--- BEGIN Extracted data ---

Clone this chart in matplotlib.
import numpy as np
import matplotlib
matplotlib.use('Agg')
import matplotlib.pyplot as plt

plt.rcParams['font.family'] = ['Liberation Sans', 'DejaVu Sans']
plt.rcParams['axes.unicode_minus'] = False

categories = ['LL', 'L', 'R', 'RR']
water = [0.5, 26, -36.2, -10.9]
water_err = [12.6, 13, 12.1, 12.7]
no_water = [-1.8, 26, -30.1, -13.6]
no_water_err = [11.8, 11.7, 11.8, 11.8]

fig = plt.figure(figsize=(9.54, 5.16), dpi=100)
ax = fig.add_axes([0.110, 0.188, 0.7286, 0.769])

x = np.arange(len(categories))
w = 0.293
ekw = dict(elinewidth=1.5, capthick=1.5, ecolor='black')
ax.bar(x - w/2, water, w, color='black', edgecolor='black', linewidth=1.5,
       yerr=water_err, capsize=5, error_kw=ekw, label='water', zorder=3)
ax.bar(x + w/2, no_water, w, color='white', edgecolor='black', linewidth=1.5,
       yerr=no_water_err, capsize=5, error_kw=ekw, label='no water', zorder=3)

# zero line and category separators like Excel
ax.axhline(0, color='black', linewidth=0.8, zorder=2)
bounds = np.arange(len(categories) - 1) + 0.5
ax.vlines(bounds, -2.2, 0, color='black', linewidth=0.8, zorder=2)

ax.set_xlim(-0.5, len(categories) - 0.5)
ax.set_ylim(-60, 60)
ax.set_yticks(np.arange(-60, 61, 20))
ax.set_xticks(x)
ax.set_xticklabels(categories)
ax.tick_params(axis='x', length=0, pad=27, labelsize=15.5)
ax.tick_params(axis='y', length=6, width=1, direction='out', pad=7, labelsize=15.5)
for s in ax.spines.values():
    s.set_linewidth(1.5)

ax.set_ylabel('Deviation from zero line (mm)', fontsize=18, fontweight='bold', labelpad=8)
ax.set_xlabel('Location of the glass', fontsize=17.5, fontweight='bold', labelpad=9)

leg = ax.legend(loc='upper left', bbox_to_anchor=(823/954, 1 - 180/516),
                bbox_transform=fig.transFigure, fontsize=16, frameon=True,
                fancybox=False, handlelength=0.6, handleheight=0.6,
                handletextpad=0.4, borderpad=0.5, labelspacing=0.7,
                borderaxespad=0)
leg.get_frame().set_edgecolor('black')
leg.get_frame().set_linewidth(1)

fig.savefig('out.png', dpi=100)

--- END Extracted data ---
--- BEGIN Extracted data ---

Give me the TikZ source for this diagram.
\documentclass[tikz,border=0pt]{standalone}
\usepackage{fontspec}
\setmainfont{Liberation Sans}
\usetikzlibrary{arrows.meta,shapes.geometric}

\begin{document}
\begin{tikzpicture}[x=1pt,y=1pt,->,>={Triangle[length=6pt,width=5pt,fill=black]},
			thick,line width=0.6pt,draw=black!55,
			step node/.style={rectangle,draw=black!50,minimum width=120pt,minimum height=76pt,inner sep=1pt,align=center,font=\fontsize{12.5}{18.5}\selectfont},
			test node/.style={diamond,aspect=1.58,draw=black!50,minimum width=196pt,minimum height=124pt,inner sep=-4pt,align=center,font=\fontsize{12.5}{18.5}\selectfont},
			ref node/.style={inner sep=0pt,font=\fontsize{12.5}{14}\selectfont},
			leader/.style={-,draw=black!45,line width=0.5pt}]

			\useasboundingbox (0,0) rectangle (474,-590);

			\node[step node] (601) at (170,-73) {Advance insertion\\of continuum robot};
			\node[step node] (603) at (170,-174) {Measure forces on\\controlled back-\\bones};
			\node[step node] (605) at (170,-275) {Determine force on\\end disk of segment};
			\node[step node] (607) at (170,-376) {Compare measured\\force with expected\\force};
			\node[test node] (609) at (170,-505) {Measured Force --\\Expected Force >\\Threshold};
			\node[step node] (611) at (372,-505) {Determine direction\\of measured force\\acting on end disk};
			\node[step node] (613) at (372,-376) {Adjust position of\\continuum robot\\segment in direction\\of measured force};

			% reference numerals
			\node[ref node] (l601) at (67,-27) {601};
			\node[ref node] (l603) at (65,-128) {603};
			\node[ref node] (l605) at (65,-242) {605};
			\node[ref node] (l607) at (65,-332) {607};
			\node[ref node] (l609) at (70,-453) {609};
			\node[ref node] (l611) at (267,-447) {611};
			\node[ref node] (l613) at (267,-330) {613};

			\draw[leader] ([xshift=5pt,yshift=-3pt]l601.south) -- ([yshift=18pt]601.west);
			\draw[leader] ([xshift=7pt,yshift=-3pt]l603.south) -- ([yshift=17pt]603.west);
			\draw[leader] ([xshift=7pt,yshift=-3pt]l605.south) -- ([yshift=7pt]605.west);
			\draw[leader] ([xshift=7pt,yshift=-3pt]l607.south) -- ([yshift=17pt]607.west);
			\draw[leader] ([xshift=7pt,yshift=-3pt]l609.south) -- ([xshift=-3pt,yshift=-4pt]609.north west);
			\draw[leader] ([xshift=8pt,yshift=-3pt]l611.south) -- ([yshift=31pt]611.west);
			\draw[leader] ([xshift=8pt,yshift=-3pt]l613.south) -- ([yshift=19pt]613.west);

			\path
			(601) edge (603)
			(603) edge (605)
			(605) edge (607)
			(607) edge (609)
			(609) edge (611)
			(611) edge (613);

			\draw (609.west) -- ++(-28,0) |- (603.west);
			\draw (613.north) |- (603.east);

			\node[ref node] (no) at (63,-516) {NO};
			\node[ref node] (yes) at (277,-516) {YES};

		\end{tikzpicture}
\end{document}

--- END Extracted data ---

Exercise details
Print, from the entries above, the line with "Clone this chart in matplotlib.", the line with "-2.2, 0, color='black', linewidth=0.8, zorder=2)" and all lines between them, exactly and with nothing else.

Task response
Clone this chart in matplotlib.
import numpy as np
import matplotlib
matplotlib.use('Agg')
import matplotlib.pyplot as plt

plt.rcParams['font.family'] = ['Liberation Sans', 'DejaVu Sans']
plt.rcParams['axes.unicode_minus'] = False

categories = ['LL', 'L', 'R', 'RR']
water = [0.5, 26, -36.2, -10.9]
water_err = [12.6, 13, 12.1, 12.7]
no_water = [-1.8, 26, -30.1, -13.6]
no_water_err = [11.8, 11.7, 11.8, 11.8]

fig = plt.figure(figsize=(9.54, 5.16), dpi=100)
ax = fig.add_axes([0.110, 0.188, 0.7286, 0.769])

x = np.arange(len(categories))
w = 0.293
ekw = dict(elinewidth=1.5, capthick=1.5, ecolor='black')
ax.bar(x - w/2, water, w, color='black', edgecolor='black', linewidth=1.5,
       yerr=water_err, capsize=5, error_kw=ekw, label='water', zorder=3)
ax.bar(x + w/2, no_water, w, color='white', edgecolor='black', linewidth=1.5,
       yerr=no_water_err, capsize=5, error_kw=ekw, label='no water', zorder=3)

# zero line and category separators like Excel
ax.axhline(0, color='black', linewidth=0.8, zorder=2)
bounds = np.arange(len(categories) - 1) + 0.5
ax.vlines(bounds, -2.2, 0, color='black', linewidth=0.8, zorder=2)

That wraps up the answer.